Question

Prove that any two consecutive Fibonacci numbers are relatively prime.

Answer

**step1** Understanding the problem

The problem asks us to prove that any two consecutive Fibonacci numbers are relatively prime. Two numbers are relatively prime if their only common factor is the number 1. This means they do not share any common factors other than 1.

**step2** Defining Fibonacci numbers

Let's define the Fibonacci sequence. It starts with two 1s, and each subsequent number is the sum of the two numbers before it.
F_1 = 1
F_2 = 1
F_3 = F_2 + F_1 = 1 + 1 = 2
F_4 = F_3 + F_2 = 2 + 1 = 3
F_5 = F_4 + F_3 = 3 + 2 = 5
F_6 = F_5 + F_4 = 5 + 3 = 8
And so on. In general, for any Fibonacci number F_n (where n is greater than or equal to 3), we know that F_n = F_{n-1} + F_{n-2}.

**step3** Considering a common factor

Let's assume, for a moment, that two consecutive Fibonacci numbers, say F_n and F_{n+1}, do have a common factor that is greater than 1. Let's call this common factor 'd'. This means that 'd' divides F_n, and 'd' also divides F_{n+1}.

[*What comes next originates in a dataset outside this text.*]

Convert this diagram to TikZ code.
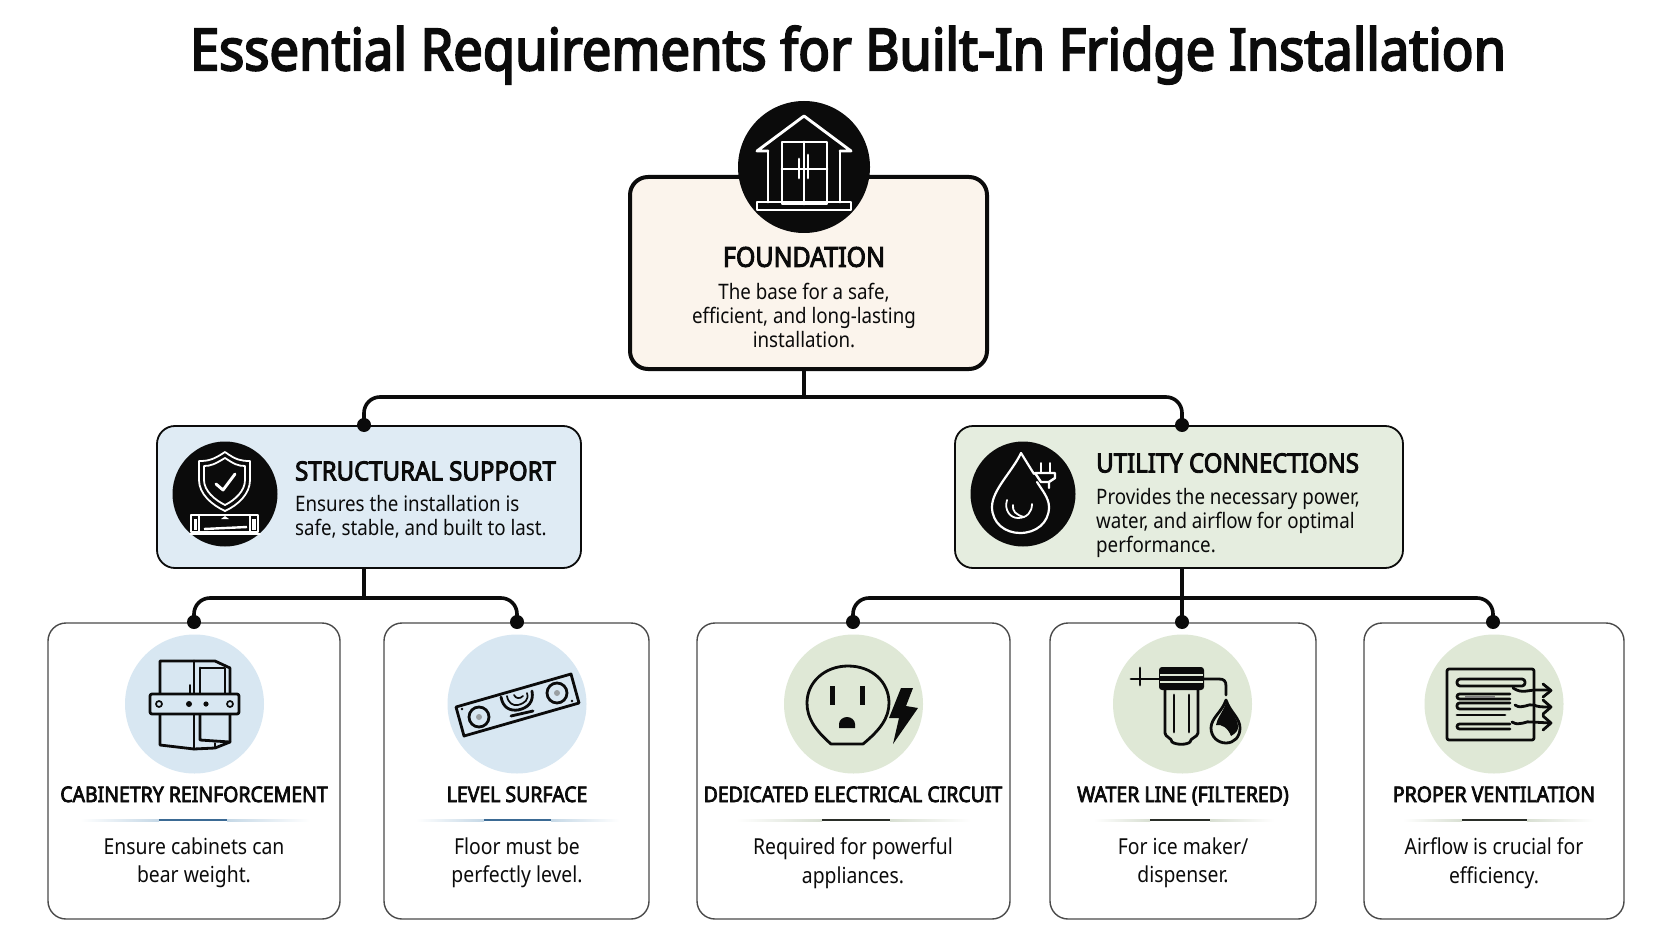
\documentclass[tikz,border=0pt]{standalone}
\usepackage{fontspec}
\setmainfont{Noto Sans}[FakeStretch=0.88]
\newfontfamily\boldface{Noto Sans}[FakeStretch=0.905,FakeBold=3.4]
\usetikzlibrary{calc}
\definecolor{ink}{HTML}{0B0B0B}
\definecolor{cream}{HTML}{FBF4EC}
\definecolor{paleblue}{HTML}{DFEBF4}
\definecolor{palegreen}{HTML}{E5EDDF}
\definecolor{discblue}{HTML}{D8E7F2}
\definecolor{discgreen}{HTML}{DFE8D6}
\definecolor{edge}{HTML}{4A4A4A}
\definecolor{ruleblue}{HTML}{3B6A94}
\definecolor{lightblue}{HTML}{C5D8E6}
\definecolor{rulegreen}{HTML}{2A2E28}
\definecolor{lightgreen}{HTML}{D8DFD2}
\tikzset{
  x=1pt,y=-1pt,
  conn/.style={draw=ink,line width=3.6pt,rounded corners=16pt},
  joint/.style={circle,fill=ink,minimum size=14pt,inner sep=0pt,outer sep=0pt},
  rootbox/.style={draw=ink,line width=4pt,fill=cream,rounded corners=18pt,inner sep=0pt,outer sep=0pt},
  midbox/.style={draw=ink,line width=1.8pt,rounded corners=18pt,inner sep=0pt,outer sep=0pt},
  card/.style={draw=edge,line width=1.4pt,fill=white,rounded corners=18pt,inner sep=0pt,outer sep=0pt},
  blackdisc/.style={circle,fill=ink,inner sep=0pt,outer sep=0pt},
  disc/.style={circle,minimum size=139pt,inner sep=0pt,outer sep=0pt},
  ttl/.style={text=ink,inner sep=0pt,font=\boldface\fontsize{58}{64}\selectfont},
  roothead/.style={text=ink,inner sep=0pt,font=\boldface\fontsize{27.5}{30}\selectfont},
  midhead/.style={text=ink,inner sep=0pt,anchor=west,font=\boldface\fontsize{26.5}{30}\selectfont},
  midtext/.style={text=ink,inner sep=0pt,anchor=north west,align=left,font=\fontsize{21.3}{24}\selectfont},
  roottext/.style={text=ink,inner sep=0pt,align=center,font=\fontsize{21.3}{24}\selectfont},
  cardhead/.style={text=ink,inner sep=0pt,anchor=base,font=\boldface\fontsize{21.5}{26}\selectfont},
  cardtext/.style={text=ink,inner sep=0pt,align=center,font=\fontsize{22}{28.5}\selectfont},
  wline/.style={draw=white,line width=2.9pt,line join=round,line cap=round},
  wthin/.style={draw=white,line width=1.8pt,line join=round,line cap=round},
  kline/.style={draw=ink,line width=2.8pt,line join=round,line cap=round},
  kthin/.style={draw=ink,line width=1.7pt,line join=round,line cap=round},
}
\newcommand{\cardrule}[6]{%
  \shade[left color=white,right color=#5] (#1,819) rectangle (#2,821);
  \shade[right color=white,left color=#5] (#3,819) rectangle (#4,821);
  \fill[#6] (#2,818.8) rectangle (#3,821.4);
}
\begin{document}
\begin{tikzpicture}
\useasboundingbox (0,0) rectangle (1672,941);
\fill[white] (0,0) rectangle (1672,941);

\node[ttl] (title) at (848,55) {Essential Requirements for Built-In Fridge Installation};

% boxes
\node[rootbox,minimum width=357pt,minimum height=192pt] (found) at (808.5,273) {};
\node[midbox,fill=paleblue,minimum width=424pt,minimum height=142pt] (struct) at (369,497) {};
\node[midbox,fill=palegreen,minimum width=448pt,minimum height=142pt] (util) at (1179,497) {};
\node[card,minimum width=292pt,minimum height=296pt] (c1) at (194,771) {};
\node[card,minimum width=265pt,minimum height=296pt] (c2) at (516.5,771) {};
\node[card,minimum width=313pt,minimum height=296pt] (c3) at (853.5,771) {};
\node[card,minimum width=266pt,minimum height=296pt] (c4) at (1183,771) {};
\node[card,minimum width=260pt,minimum height=296pt] (c5) at (1494,771) {};

% connectors
\coordinate (busTop) at (804,397);
\coordinate (busS) at (364,598);
\coordinate (busU) at (1182,598);
\node[joint] (jS) at (364,425) {};
\node[joint] (jU) at (1182,425) {};
\node[joint] (j1) at (194,622) {};
\node[joint] (j2) at (517,622) {};
\node[joint] (j3) at (853,622) {};
\node[joint] (j4) at (1182,622) {};
\node[joint] (j5) at (1493,622) {};
\draw[conn] (jS.center) |- (busTop) -| (jU.center);
\draw[conn] (804,369) -- (busTop);
\draw[conn] (j1.center) |- (busS) -| (j2.center);
\draw[conn] (364,568) -- (busS);
\draw[conn] (j3.center) |- (busU) -| (j5.center);
\draw[conn] (1182,568) -- (j4.center);

% main discs
\node[blackdisc,minimum size=132pt] (d0) at (804,167) {};
\node[blackdisc,minimum size=105pt] (d1) at (225,494) {};
\node[blackdisc,minimum size=105pt] (d2) at (1023,494) {};
\node[disc,fill=discblue] (e1) at (194.5,704) {};
\node[disc,fill=discblue] (e2) at (517,704) {};
\node[disc,fill=discgreen] (e3) at (853.5,704) {};
\node[disc,fill=discgreen] (e4) at (1182.5,704) {};
\node[disc,fill=discgreen] (e5) at (1494,704) {};

% house icon
\draw[wline] (768,151) -- (757,151) -- (804,116) -- (851,151) -- (840,151);
\draw[wline] (768,151) -- (768,202);
\draw[wline] (840,151) -- (840,202);
\draw[wline] (757,202) rectangle (851,210);
\draw[wline] (782,142) rectangle (827,204);
\draw[wline] (804,142) -- (804,204);
\draw[wline] (782,169) -- (827,169);
\draw[wline] (799,159) -- (799,178);
\draw[wline] (808,155) -- (808,178);

% shield icon
\draw[wthin] (225,452) .. controls (213,460) and (208,461) .. (199,461)
  -- (199,480) .. controls (199,494) and (212,505) .. (225,511)
  .. controls (238,505) and (250,494) .. (250,480) -- (250,461)
  .. controls (241,461) and (236,460) .. (225,452) -- cycle;
\draw[wthin] (225,458) .. controls (215,464) and (211,466) .. (204,466)
  -- (204,480) .. controls (204,491) and (215,500) .. (225,505)
  .. controls (235,500) and (245,491) .. (245,480) -- (245,466)
  .. controls (238,466) and (234,464) .. (225,458) -- cycle;
\draw[wline] (216,484) -- (223,490) -- (235,474);
\draw[wthin] (191,515) rectangle (258,532);
\draw[wthin] (190,534) -- (260,534);
\draw[wthin] (199,515) -- (199,532);
\draw[wthin] (250,515) -- (250,532);
\draw[white,line width=2.4pt] (204,529) -- (247,527);
\fill[white] (221,519) -- (229,519) -- (225,516) -- cycle;
\fill[white] (194,519) rectangle (197,530);
\fill[white] (252,519) rectangle (256,530);

% drop and plug icon
\draw[wthin,line width=2.2pt] (1021,453) .. controls (1012,472) and (992,490) .. (992,507)
  .. controls (992,523) and (1005,533) .. (1020,533)
  .. controls (1036,533) and (1049,523) .. (1049,507)
  .. controls (1049,498) and (1042,490) .. (1037,482);
\draw[wthin,line width=2.2pt] (1021,453) -- (1034,474);
\draw[wthin] (1007,500) .. controls (1004,510) and (1010,518) .. (1018,518)
  .. controls (1027,518) and (1032,512) .. (1032,504);
\draw[wthin] (1013,505) .. controls (1012,511) and (1016,515) .. (1024,517);
\draw[wthin] (1041,463) -- (1041,473);
\draw[wthin] (1050,463) -- (1050,473);
\draw[wline,line width=2.4pt] (1035,473) -- (1055,473) -- (1055,478) -- (1049,482) -- (1049,488);
\draw[wline,line width=2.4pt] (1035,473) -- (1041,482) -- (1049,482);

% cabinet icon
\draw[kline] (160,661) -- (215,661) -- (230,668) -- (230,742) -- (215,748) -- (194,749) -- (160,745) -- cycle;
\draw[kline] (194,661) -- (194,749);
\draw[kthin] (200,668) -- (225,668) -- (225,694);
\draw[kline] (200,668) -- (200,694);
\draw[kline] (200,714) -- (200,740) -- (230,742);
\draw[kthin] (215,748) -- (215,743);
\draw[kthin] (190,685) -- (190,694);
\draw[kline,fill=discblue,rounded corners=2pt] (150,694) rectangle (239,714);
\draw[kthin] (159,704) circle[radius=3];
\draw[kthin] (230,704) circle[radius=3];
\fill[ink] (189,704) circle[radius=3];
\fill[ink] (206,704) circle[radius=2.6];

% spirit level icon
\begin{scope}[xshift=-2pt]
\draw[kline] (458,707) -- (573,674) -- (581,703) -- (466,736) -- cycle;
\draw[kline] (481,717) circle[radius=10];
\draw[kline] (559,693) circle[radius=10];
\fill[gray!70!discblue] (481,717) circle[radius=3];
\fill[gray!70!discblue] (559,693) circle[radius=3];
\draw[kline] (503,697) .. controls (505,708) and (512,711) .. (520,710)
  .. controls (530,708) and (536,702) .. (534,691);
\draw[kthin] (509,696) .. controls (510,703) and (515,706) .. (520,705)
  .. controls (527,703) and (531,700) .. (529,693);
\draw[kthin] (516,695) .. controls (518,699) and (522,699) .. (525,696);
\draw[kline] (513,716) -- (535,711);
\fill[ink] (464,709) circle[radius=1.3];
\fill[ink] (574,701) circle[radius=1.3];
\end{scope}

% outlet icon
\draw[kline] (831,744) .. controls (815,730) and (807,718) .. (807,703)
  .. controls (807,682) and (825,666) .. (848,666)
  .. controls (872,666) and (889,682) .. (889,703)
  .. controls (889,718) and (880,730) .. (863,744) -- cycle;
\fill[ink] (829.5,686) rectangle (834.5,705);
\fill[ink] (859.5,686) rectangle (864.5,705);
\fill[ink] (839,728) -- (839,724) .. controls (839,720) and (843,717) .. (847,717)
  .. controls (851,717) and (855,720) .. (855,724) -- (855,728) -- cycle;
\fill[ink] (901,688) -- (913,688) -- (906,706) -- (918,708) -- (893,744) -- (899,718) -- (889,718) -- cycle;

% water filter icon
\draw[kline] (1131,679) -- (1159,679);
\draw[kline] (1140,668) -- (1140,685);
\draw[kline] (1204,679) -- (1219,679) .. controls (1224,679) and (1226,681) .. (1226,686) -- (1226,695);
\fill[ink,rounded corners=3pt] (1159,667) rectangle (1204,690);
\draw[discgreen,line width=1.2pt] (1160,675) -- (1203,675);
\draw[discgreen,line width=1.2pt] (1160,682) -- (1203,682);
\draw[kline] (1165,690) -- (1165,733) .. controls (1165,737) and (1172,738) .. (1172,742)
  .. controls (1176,745) and (1187,745) .. (1190,742)
  .. controls (1190,738) and (1198,737) .. (1198,733) -- (1198,690);
\draw[kline] (1174,695) -- (1174,732);
\draw[kline] (1189,695) -- (1189,732);
\draw[kline] (1226,700) .. controls (1222,712) and (1211,718) .. (1211,728)
  .. controls (1211,737) and (1218,743) .. (1226,743)
  .. controls (1234,743) and (1240,737) .. (1240,728)
  .. controls (1240,718) and (1230,712) .. (1226,700) -- cycle;
\fill[ink] (1226,703) .. controls (1223,712) and (1217,718) .. (1216,725)
  .. controls (1222,724) and (1228,728) .. (1231,736)
  .. controls (1236,733) and (1238,731) .. (1238,727)
  .. controls (1238,718) and (1230,712) .. (1226,703) -- cycle;

% vent icon
\draw[kline,rounded corners=2pt] (1447,669) rectangle (1534,740);
\draw[kline,rounded corners=3pt] (1513,686) -- (1457,686) -- (1457,679) -- (1525,679) -- (1525,686) -- (1513,686);
\draw[kline,rounded corners=2.5pt] (1510,699) -- (1457,699) -- (1457,694) -- (1510,694);
\draw[gray,line width=2pt] (1465,696.5) -- (1495,696.5);
\draw[kline,rounded corners=2.5pt] (1510,709) -- (1457,709) -- (1457,703) -- (1510,703);
\draw[kline] (1457,715) -- (1505,715);
\draw[kline,rounded corners=2.5pt] (1510,729) -- (1457,729) -- (1457,724) -- (1510,724);
\draw[kline] (1513,688) .. controls (1522,694) and (1528,690) .. (1536,690) -- (1550,690);
\draw[kline] (1515,705) .. controls (1522,710) and (1528,703) .. (1534,705) .. controls (1538,707) and (1542,707) .. (1550,707);
\draw[kline] (1512,722) .. controls (1520,727) and (1526,720) .. (1532,722) -- (1550,723);
\draw[kline] (1543,684) -- (1551,690.5) -- (1543,697);
\draw[kline] (1543,700) -- (1551,707) -- (1543,714);
\draw[kline] (1543,716) -- (1551,723) -- (1543,730);

% texts
\node[roothead] (t0) at (804,257) {FOUNDATION};
\node[roottext] (b0) at (804,316) {The base for a safe,\\efficient, and long-lasting\\installation.};
\node[midhead] (t1) at (295,471) {STRUCTURAL SUPPORT};
\node[midtext] (b1) at (295,495.3) {Ensures the installation is\\safe, stable, and built to last.};
\node[midhead] (t2) at (1096,463) {UTILITY CONNECTIONS};
\node[midtext] (b2) at (1096,488.3) {Provides the necessary power,\\water, and airflow for optimal\\performance.};

\node[cardhead] (h1) at (194,802) {CABINETRY REINFORCEMENT};
\node[cardhead] (h2) at (517,802) {LEVEL SURFACE};
\node[cardhead] (h3) at (853,802) {DEDICATED ELECTRICAL CIRCUIT};
\node[cardhead] (h4) at (1183,802) {WATER LINE (FILTERED)};
\node[cardhead] (h5) at (1494,802) {PROPER VENTILATION};
\cardrule{80}{159}{227}{310}{lightblue}{ruleblue}
\cardrule{416}{484}{551}{619}{lightblue}{ruleblue}
\cardrule{736}{822}{890}{971}{lightgreen}{rulegreen}
\cardrule{1094}{1150}{1210}{1274}{lightgreen}{rulegreen}
\cardrule{1403}{1462}{1527}{1594}{lightgreen}{rulegreen}
\node[cardtext] (p1) at (194,863) {Ensure cabinets can\\bear weight.};
\node[cardtext] (p2) at (517,863) {Floor must be\\perfectly level.};
\node[cardtext] (p3) at (853,863) {Required for powerful\\appliances.};
\node[cardtext] (p4) at (1183,863) {For ice maker/\\dispenser.};
\node[cardtext] (p5) at (1494,863) {Airflow is crucial for\\efficiency.};
\end{tikzpicture}
\end{document}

**step4** Applying the Fibonacci relationship to the common factor

We know that F_{n+1} is the sum of the two preceding Fibonacci numbers: F_{n+1} = F_n + F_{n-1}.
From this relationship, we can also find F_{n-1} by subtracting F_n from F_{n+1}: F_{n-1} = F_{n+1} - F_n.
If 'd' is a common factor of F_n and F_{n+1}, it means that F_n is a multiple of 'd' and F_{n+1} is a multiple of 'd'.
When we subtract two multiples of 'd', their difference must also be a multiple of 'd'.
So, if 'd' divides F_n and 'd' divides F_{n+1}, then 'd' must also divide their difference, F_{n+1} - F_n.
This means 'd' must divide F_{n-1}.

**step5** Extending the common factor argument backward

Now we have established that if 'd' is a common factor of F_n and F_{n+1}, then 'd' must also be a common factor of F_n and F_{n-1}.
We can apply the same logic again:
If 'd' is a common factor of F_n and F_{n-1}, then 'd' must also divide their difference, F_n - F_{n-1}.
We know that F_n - F_{n-1} = F_{n-2}. So, 'd' must divide F_{n-2}.
This means 'd' is a common factor of F_{n-1} and F_{n-2}.
We can continue this process, always finding that 'd' must be a common factor of the preceding pair of consecutive Fibonacci numbers:
(F_n, F_{n+1}) has common factor 'd'
→ (F_n, F_{n-1}) has common factor 'd'
→ (F_{n-1}, F_{n-2}) has common factor 'd'
...and so on.

**step6** Reaching the base case

This backward process will continue until we reach the very beginning of the Fibonacci sequence. Eventually, 'd' must be a common factor of F_2 and F_1.
Let's look at F_1 and F_2:
F_1 = 1
F_2 = 1
The only common factor of 1 and 1 is 1. There is no common factor greater than 1 for these two numbers.

**step7** Conclusion

Since we started by assuming a common factor 'd' (greater than 1) for any two consecutive Fibonacci numbers, F_n and F_{n+1}, our logical steps showed that this same factor 'd' must also be a common factor of F_1 and F_2. However, we found that F_1 and F_2 only have 1 as a common factor. This means our initial assumption that 'd' could be greater than 1 must be false. Therefore, the only common factor 'd' can be is 1.
This proves that any two consecutive Fibonacci numbers have no common factors other than 1, meaning they are relatively prime.